Notker's Sequences
Among the most complete and famous of these
monasteries was that of St. Gall. In that lonely
but sheltered spot on the lower slopes of the Alps,
and not far from Lake Constance, which gave access
to Southern Germany, there was cherished for centuries
a sacred fire of true enthusiasm for learning,
which spread its light by degrees into many a half-barbarous
court and distant convent. Here the
earliest and most strenuous efforts were made to
tame the rough mother-tongue of the Germans, and
teach it to express as far as might be the shades of
thought and feeling which the languages of Greece
and Rome had so marvellously embodied, and all
that the Christian faith had to say besides. There
exists in its archives a very ancient Latin and German
dictionary traditionally ascribed to St. Gall himself
(died 638), and many other glossaries, paraphrases, and
interlinear translations from the Latin. Among those
who thus occupied themselves in the ninth century was a monk named
Notker,
whom Walafrid, then Dean of St. Gall's, strongly urged to devote himself
to sacred poetry. He wrote, however, in Latin, and
his hymns therefore concern our subject only because
he was the originator of a form of Latin hymnology,
which when translated into German gave rise to the
earliest German hymns, properly so called, with which
we are acquainted. This was the Latin Sequence
or Prose. It was customary in all cases where a
Hallelujah was introduced to prolong the last syllable,
and to sing on the vowel "ah" a series of elaborate
passages intended to represent an outburst of jubilant
feeling. These were termed Sequences, because
they followed the Hallelujah and repeated its notes,
13
and were of course sung without words. What
Notker did was to write words for them, and he tells
us himself how he came to do it, in a letter addressed
to Bishop Luitward, to whom he dedicated a volume
of these compositions. "When I was yet young and
could not always succeed in retaining in my memory
the long-drawn melodies on the last syllable of the
Hallelujah, I cast about in my mind for some method
of making them easier to remember. Now it happened
that a certain priest from Gimedia came to us who
had an Antiphonarium, wherein were written some
strophes to these melodies, but indeed by no means
free from faults. This put it into my mind to
compose others for myself after the same manner.
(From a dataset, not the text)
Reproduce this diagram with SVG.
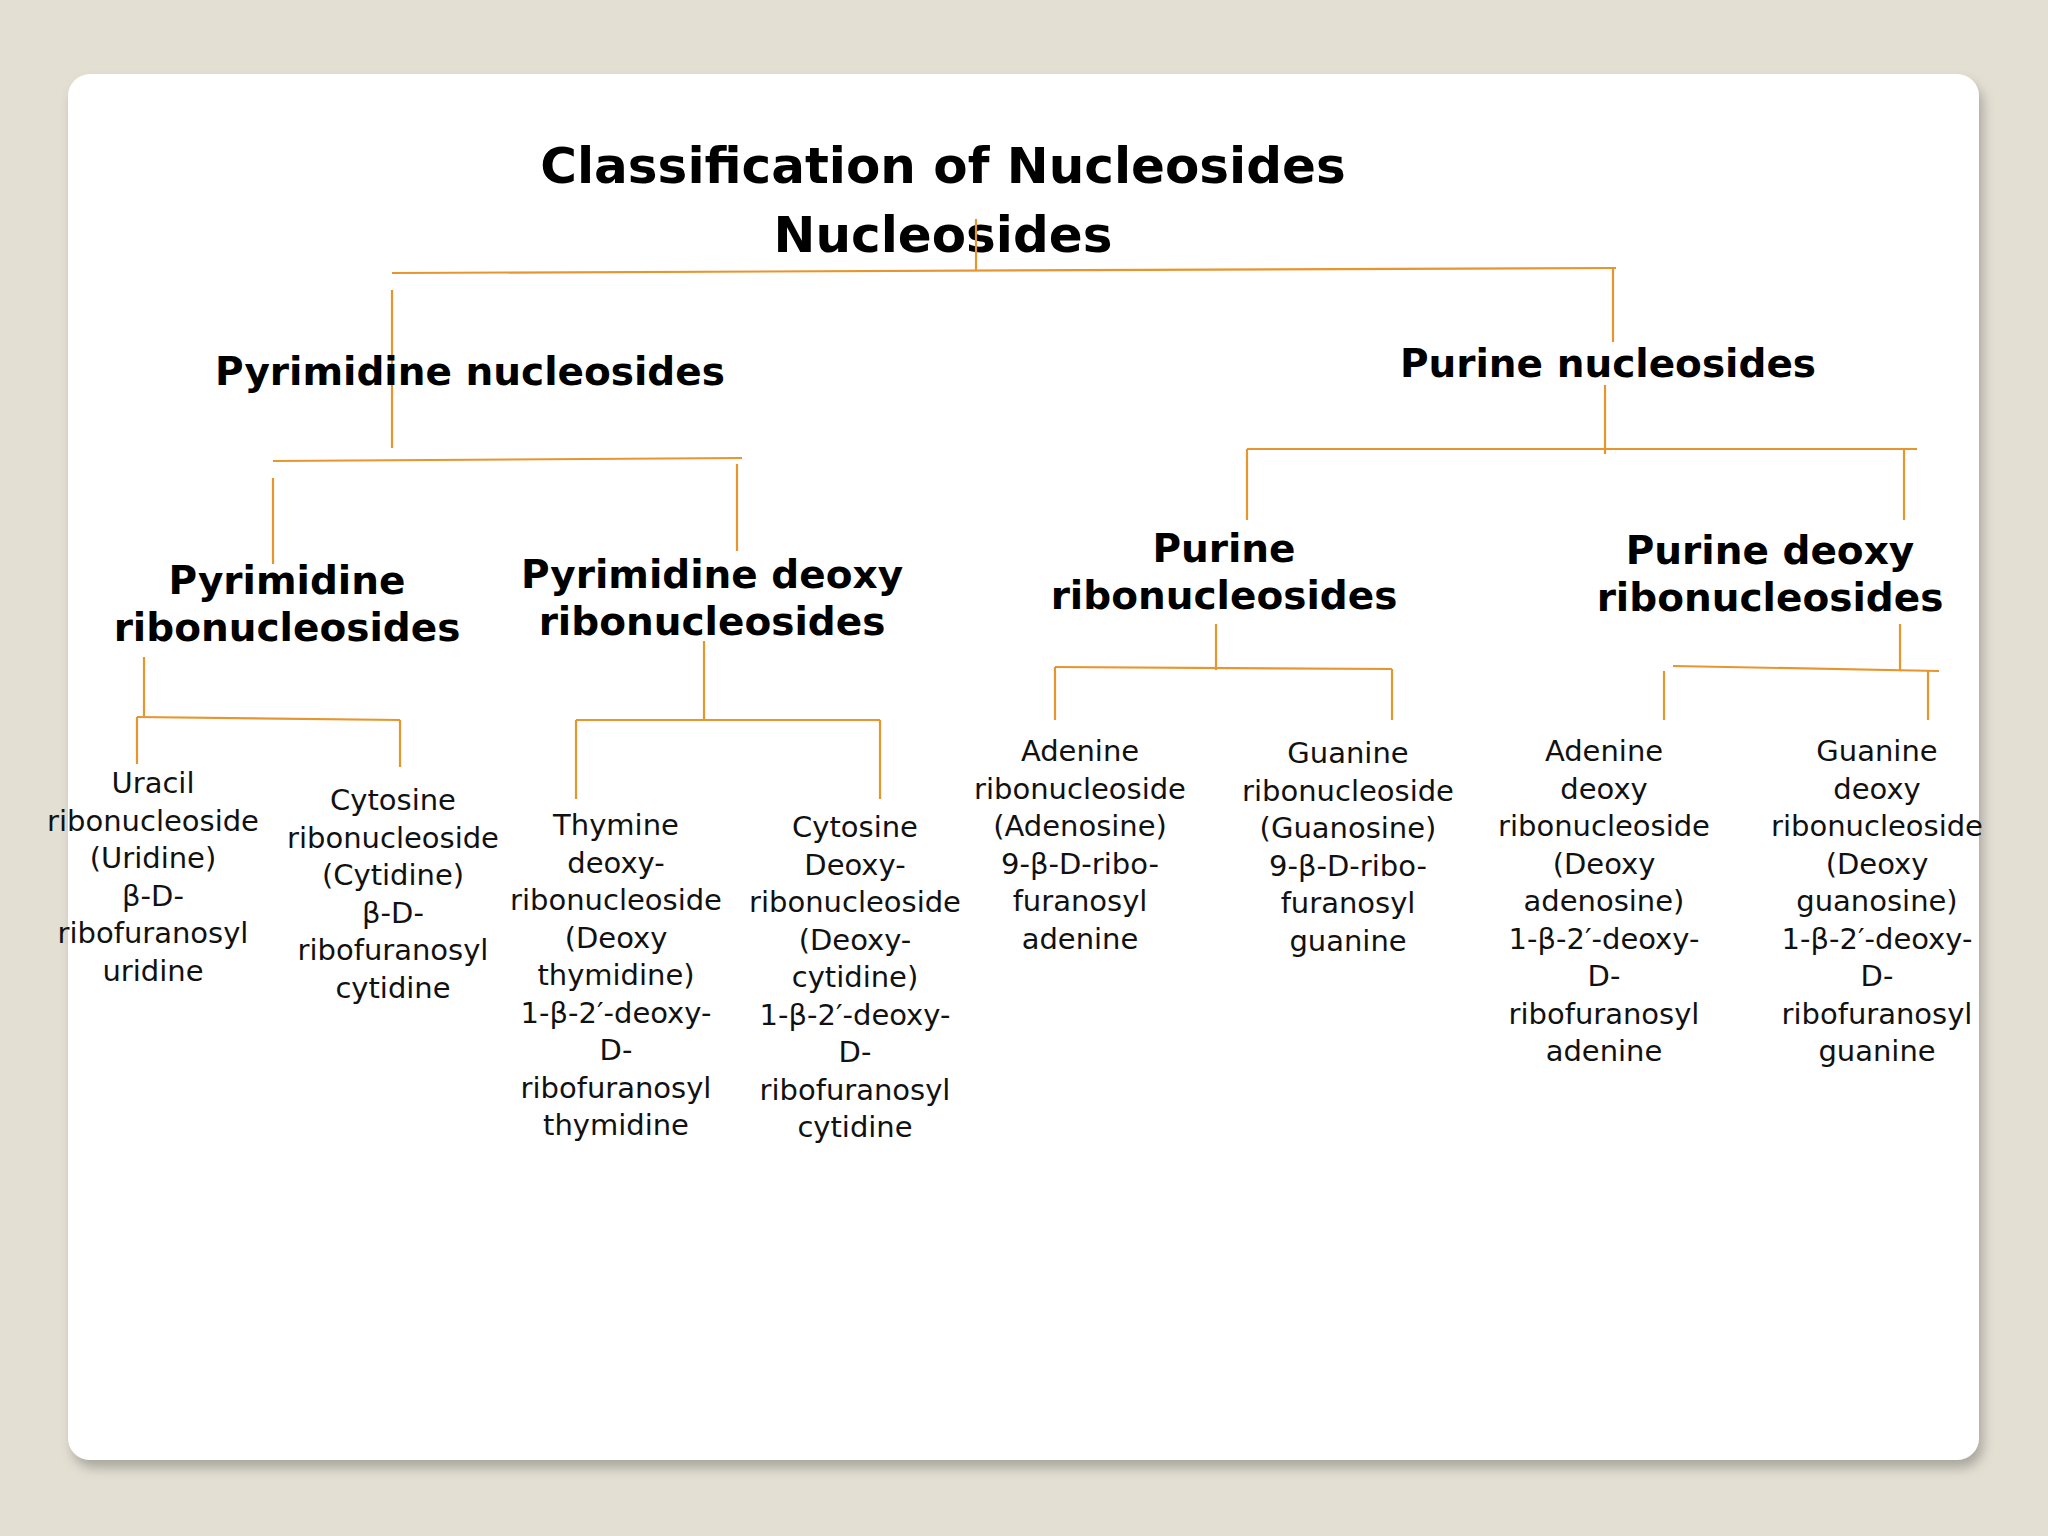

I showed them to my teacher, Yso, whom they
pleased on the whole, only he remarked, that as many
notes as there were in the music, so many words
must there be in the text. At this suggestion I
went through my work again, and now Yso accepted
it with full approbation, and gave the text to the
boys to sing." These Sequences spread rapidly, for
they supplied the want that was beginning to be
felt of melodies in which sometimes the people could
join, and words which could be adapted to special
occasions beyond the ordinary service of the mass.
They increased in number therefore more quickly
than the hymns properly so called, and gradually
assumed a strictly metrical form, which at first they
did not possess. Notker himself composed thirty-five
of them; and one which still finds a place in
our own Burial Service, the
"Media vita in morte,"
is traditionally ascribed to him, and said to have
been written while watching some workmen building
14
the bridge of St. Martin at the peril of their lives.
It cannot however be certainly traced beyond the
eleventh century, but from that time onwards it was
in use in the Latin, and afterwards in a German
version as a battle-song, which was supposed to exert magical influences.